I think, no matter the historical events of Oct 30, 1517, the story of the doors is True in the sense of capturing the spirit and core of the event. As Margaret Ball says, it was “great theater,” but also catches the idea that there were a number of people who had difficulties with certain Church teachings. It was Luther who threw down the gauntlet and inadvertently split Christendom. “Heir stehe Ich, Ich kann nicht anders. Gott hilf mich. Amen.”
Speaking of doors, a door question for you (TXRed), since you are deeply historical: Why red doors?
It wasn’t until I watched the Grimm TV series that I realized that having a red door on a house is a pretty common occurrence. In Grimm I noticed all the significant houses had red doors (indeed, nearly every up-close scene had a significant red element in it), so I figured it was a theme for the show, but then I started looking around and realized there are a lot of red doors on houses where red would not otherwise be in the color scheme.

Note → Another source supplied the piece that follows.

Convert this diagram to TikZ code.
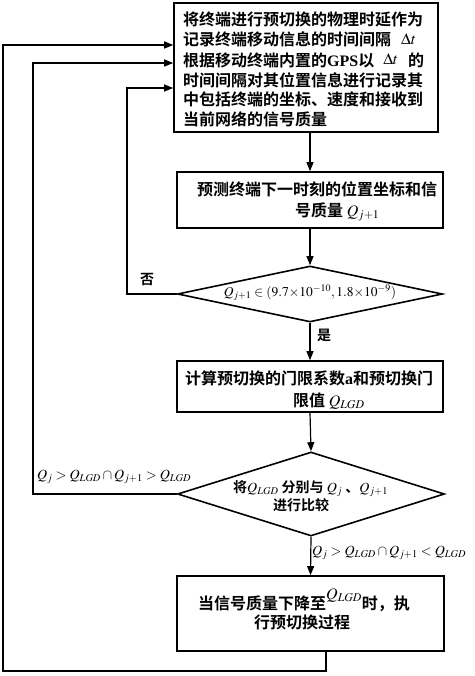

Naturally I searched the innerwebs and came up with lots of answers, none of them definitively sourced. There are religious explanations: Passover and the Blood of the Lamb, or in a slightly newer version, passing through the Blood of Christ, red is the color of the Passion, supposedly (catholic) church doors were red as sign of sanctuary (probably derived from Christ’s blood). Secular versions say red is warming, cheerful, has Feng shui attributes. And so on.
What say TXRed? (hey! there’s that red again!) Does your historical research reveal any “One True Reason” for red doors?

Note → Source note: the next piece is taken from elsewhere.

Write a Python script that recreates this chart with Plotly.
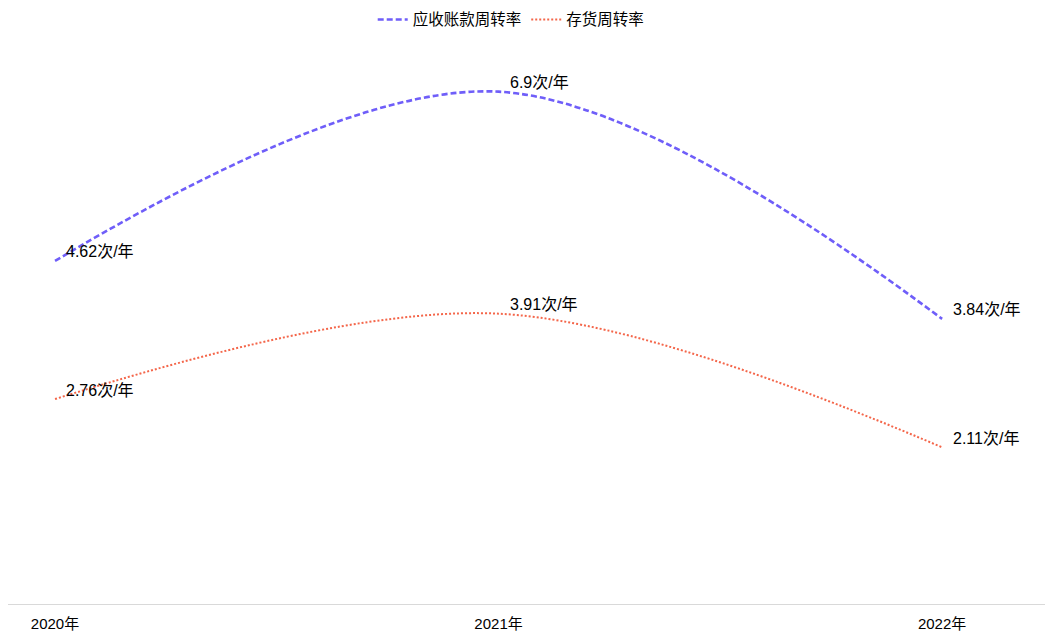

I note that Martin Luther’s bulletin board appears dark gray, at least in current garb.
The doors in Wittenburg now have bronze on them with the 95 Theses, and the doors are no longer used for entry/exit, so they are pretty drab.

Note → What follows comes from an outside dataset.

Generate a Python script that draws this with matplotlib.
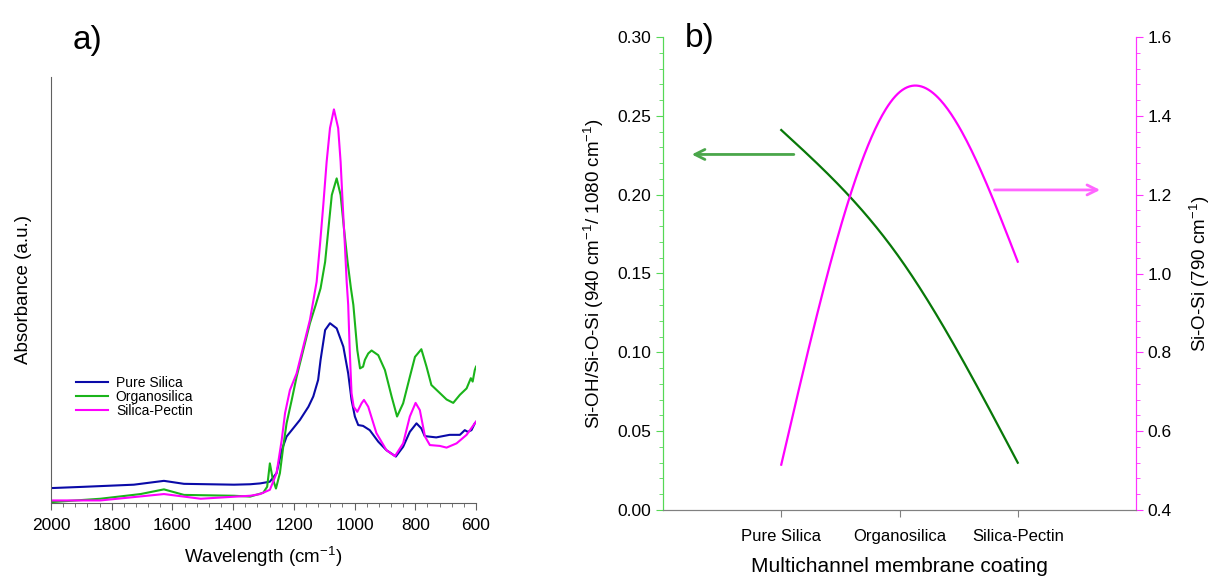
import numpy as np
import matplotlib
matplotlib.use("Agg")
import matplotlib.pyplot as plt
from matplotlib.ticker import MultipleLocator

plt.rcParams['font.family'] = ['Liberation Sans', 'DejaVu Sans']

# ---- panel a) FTIR spectra (absorbance in arbitrary units, 0-100 of axis height)
wn_blue = [2000, 1892, 1727, 1628, 1562, 1397, 1344, 1311, 1279, 1257, 1240, 1224, 1207, 1180,
           1152, 1136, 1120, 1112, 1097, 1081, 1059, 1037, 1021, 1010, 999, 988, 972, 950,
           922, 895, 864, 840, 818, 796, 780, 769, 731, 687, 653, 637, 627, 615, 604, 600]
abs_blue = [3.5, 3.8, 4.3, 5.2, 4.5, 4.3, 4.4, 4.6, 5.0, 7.0, 12.4, 15.6, 17.1, 19.5,
            22.6, 25.0, 28.9, 33.6, 40.6, 42.2, 41.0, 36.7, 30.4, 24.2, 20.3, 18.3, 18.1, 17.1,
            14.4, 12.4, 10.9, 13.2, 16.7, 18.7, 17.5, 15.7, 15.4, 16.0, 16.0, 17.1, 16.7, 17.1, 18.7, 19.0]

wn_green = [2000, 1837, 1705, 1628, 1562, 1397, 1344, 1301, 1288, 1279, 1270, 1259, 1246, 1235,
            1224, 1207, 1191, 1169, 1147, 1128, 1112, 1097, 1086, 1075, 1059, 1046, 1035, 1023,
            1012, 1004, 991, 982, 972, 966, 955, 944, 922, 900, 878, 860, 840, 818, 801, 780,
            763, 747, 719, 697, 675, 653, 631, 617, 611, 604, 600]
abs_green = [0.2, 1.0, 2.1, 3.2, 1.9, 1.7, 1.5, 2.4, 3.8, 9.3, 5.8, 3.4, 7.0, 13.2,
             18.7, 24.2, 29.6, 35.9, 42.2, 46.5, 50.4, 56.6, 64.5, 72.3, 76.2, 72.3, 64.5, 56.6,
             50.4, 46.5, 35.9, 31.6, 32.0, 33.6, 35.1, 35.8, 34.7, 31.2, 25.0, 20.3, 23.4, 29.6, 34.3, 36.1,
             32.0, 27.7, 25.8, 24.3, 23.5, 25.4, 26.9, 29.3, 28.5, 31.2, 32.0]

wn_mag = [2000, 1837, 1628, 1507, 1344, 1311, 1279, 1257, 1240, 1229, 1213, 1191, 1169, 1147,
          1125, 1114, 1103, 1092, 1081, 1068, 1054, 1046, 1039, 1032, 1026, 1021, 1016, 1010,
          1003, 991, 977, 969, 955, 928, 895, 867, 840, 818, 799, 785, 768, 752, 719, 697,
          664, 631, 600]
abs_mag = [0.6, 0.6, 2.1, 1.0, 1.7, 2.1, 3.1, 7.0, 14.8, 21.1, 26.5, 30.4, 36.7, 43.0,
           51.9, 60.6, 70.0, 80.1, 88.0, 92.4, 88.0, 80.1, 70.0, 60.6, 51.9, 46.5, 35.9, 25.8,
           22.6, 21.4, 23.4, 24.2, 22.6, 16.4, 12.4, 11.0, 14.0, 20.3, 23.5, 21.8, 15.6, 13.6, 13.4, 13.0,
           14.0, 16.0, 19.1]

# ---- panel b) band ratios per coating
coatings = ["Pure Silica", "Organosilica", "Silica-Pectin"]
ratio_oh = [0.241, 0.160, 0.030]     # Si-OH/Si-O-Si, left axis
siosi_790 = [0.515, 1.46, 1.03]      # Si-O-Si (790), right axis


def natural_spline(x, y, n=200):
    # smooth curve through the points, like the original plotting program
    x = np.asarray(x, float)
    y = np.asarray(y, float)
    h = np.diff(x)
    m = len(x)
    A = np.zeros((m, m))
    r = np.zeros(m)
    A[0, 0] = A[-1, -1] = 1
    for i in range(1, m - 1):
        A[i, i - 1] = h[i - 1]
        A[i, i] = 2 * (h[i - 1] + h[i])
        A[i, i + 1] = h[i]
        r[i] = 6 * ((y[i + 1] - y[i]) / h[i] - (y[i] - y[i - 1]) / h[i - 1])
    M = np.linalg.solve(A, r)
    xs = np.linspace(x[0], x[-1], n)
    k = np.clip(np.searchsorted(x, xs) - 1, 0, m - 2)
    a = x[k + 1] - xs
    b = xs - x[k]
    hk = h[k]
    ys = (M[k] * a**3 + M[k + 1] * b**3) / (6 * hk) + (y[k] / hk - M[k] * hk / 6) * a \
        + (y[k + 1] / hk - M[k + 1] * hk / 6) * b
    return xs, ys


inv_cm = r"cm$^{\mathregular{-1}}$"

fig = plt.figure(figsize=(12.11, 5.78), dpi=100)
fig.set_facecolor("white")

# ------------------ a) ----------------------
ax1 = fig.add_axes([51 / 1211, 1 - 503 / 578, 425 / 1211, 426 / 578])
ax1.plot(wn_blue, abs_blue, color="#0a0aa8", lw=1.5, label="Pure Silica")
ax1.plot(wn_green, abs_green, color="#1ab41a", lw=1.5, label="Organosilica")
ax1.plot(wn_mag, abs_mag, color="#ff00ff", lw=1.5, label="Silica-Pectin")
ax1.set_xlim(2000, 600)
ax1.set_ylim(0, 100)
ax1.set_yticks([])
ax1.xaxis.set_major_locator(MultipleLocator(200))
ax1.xaxis.set_minor_locator(MultipleLocator(40))
ax1.tick_params(axis="x", which="major", direction="out", length=5, labelsize=12.5, pad=6, color="#606060")
ax1.tick_params(axis="x", which="minor", direction="out", length=3, color="#606060")
for s in ["top", "right"]:
    ax1.spines[s].set_visible(False)
for s in ["left", "bottom"]:
    ax1.spines[s].set_color("#606060")
ax1.set_xlabel("Wavelength (" + inv_cm + ")", fontsize=13.5, labelpad=8)
ax1.set_ylabel("Absorbance (a.u.)", fontsize=13.5, labelpad=14)
ax1.legend(loc="upper left", bbox_to_anchor=(0.035, 0.322), frameon=False, fontsize=10,
           handlelength=2.3, labelspacing=0.0, handletextpad=0.6, borderpad=0.2)
fig.text(88 / 1211, 1 - 40 / 578, "a)", fontsize=24, ha="center", va="center")

# ------------------ b) ----------------------
ax2 = fig.add_axes([663 / 1211, 1 - 510 / 578, 473 / 1211, 473 / 578])
ax3 = ax2.twinx()
xpos = np.arange(1, len(coatings) + 1)
xg, yg = natural_spline(xpos, ratio_oh)
ax2.plot(xg, yg, color="#087808", lw=1.6)
xm, ym = natural_spline(xpos, siosi_790)
ax3.plot(xm, ym, color="#ff00ff", lw=1.6)

ax2.set_xlim(0, 4)
ax2.set_ylim(0, 0.30)
ax3.set_ylim(0.4, 1.6)
ax2.set_xticks(xpos)
ax2.set_xticklabels(coatings)
ax2.yaxis.set_major_locator(MultipleLocator(0.05))
ax2.yaxis.set_minor_locator(MultipleLocator(0.01))
ax2.yaxis.set_major_formatter(plt.FormatStrFormatter("%.2f"))
ax3.yaxis.set_major_locator(MultipleLocator(0.2))
ax3.yaxis.set_minor_locator(MultipleLocator(0.04))
ax3.yaxis.set_major_formatter(plt.FormatStrFormatter("%.1f"))

green_ax = "#55d855"
mag_ax = "#ff33ff"
ax2.tick_params(axis="x", direction="out", length=5, labelsize=12, pad=9, color="#808080")
ax2.tick_params(axis="y", which="major", direction="out", length=5, labelsize=12.5, color=green_ax)
ax2.tick_params(axis="y", which="minor", direction="out", length=3, color=green_ax)
ax3.tick_params(axis="y", which="major", direction="out", length=5, labelsize=12.5, color=mag_ax)
ax3.tick_params(axis="y", which="minor", direction="out", length=3, color=mag_ax)
for a in (ax2, ax3):
    a.spines["top"].set_visible(False)
    a.spines["bottom"].set_color("#808080")
    a.spines["left"].set_color(green_ax)
    a.spines["right"].set_color(mag_ax)

ax2.set_xlabel("Multichannel membrane coating", fontsize=15, labelpad=9)
ax2.set_ylabel("Si-OH/Si-O-Si (940 " + inv_cm + "/ 1080 " + inv_cm + ")", fontsize=13.5, labelpad=8)
ax3.set_ylabel("Si-O-Si (790 " + inv_cm + ")", fontsize=13.5, labelpad=11)

ax2.annotate("", xy=(0.22, 0.2255), xytext=(1.13, 0.2255),
             arrowprops=dict(arrowstyle="->", color="#4aa64a", lw=2, mutation_scale=18))
ax3.annotate("", xy=(3.72, 1.212), xytext=(2.78, 1.212),
             arrowprops=dict(arrowstyle="->", color="#ff66ff", lw=2, mutation_scale=18))
fig.text(700 / 1211, 1 - 38 / 578, "b)", fontsize=24, ha="center", va="center")

fig.savefig("out.png", dpi=100)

I’ll poke around my folklore and see what I can find.
When I see a red door I want to paint it black… At least that’s what I hear on the radio.
Karl Barth was a Swiss theologian who started asserting the orthodox (non-liberal) view of Scripture. To this his students (theological liberals) asked, “Did the snake speak?” To this the theologian answered, “What did the snake say?”
The circumstances/events of the Reformation are probably much more nuanced than what we were taught. Nevertheless, I believe the doctrines of grace, the five solae, were articulated as we understand them today–mostly. As we better understand creation things like free will are reinterpreted in light of quantum mechanics.
Moving through time, our knowledge of past circumstances becomes more clouded and our knowledge of the present world becomes clearer.
Hmm, I don’t know about doors, but I wonder if their being red is related to the reason that barns are traditionally red – the red paint on barns was a mixture easily made on the farm with available materials, so it was a cheap way to preserve and protect outbuildings.
Why are barns red? Because it’s a cheap, easy to make, paint color that has a lot of staying power.
Follow the money.
Church doors…. I have a friend who tells of going on a Church Crawl (sounds much more respectable than Pub Crawl, but I wasn’t there) in Greater Cincinnati, viewing ecclesiastic architecture. Apparently there are a lot of fine old church buildings in the older neighborhoods, though not so much out here in the suburbs, where Postwar Institutional seems to be a more common style.
Several of the churches in Amarillo have architectural tours. They are all pre WWI, and are generally Neogothic or neo-Spanish or Byzantine.
Nice story, and a nice ‘surprise’ ending… 🙂 Well done!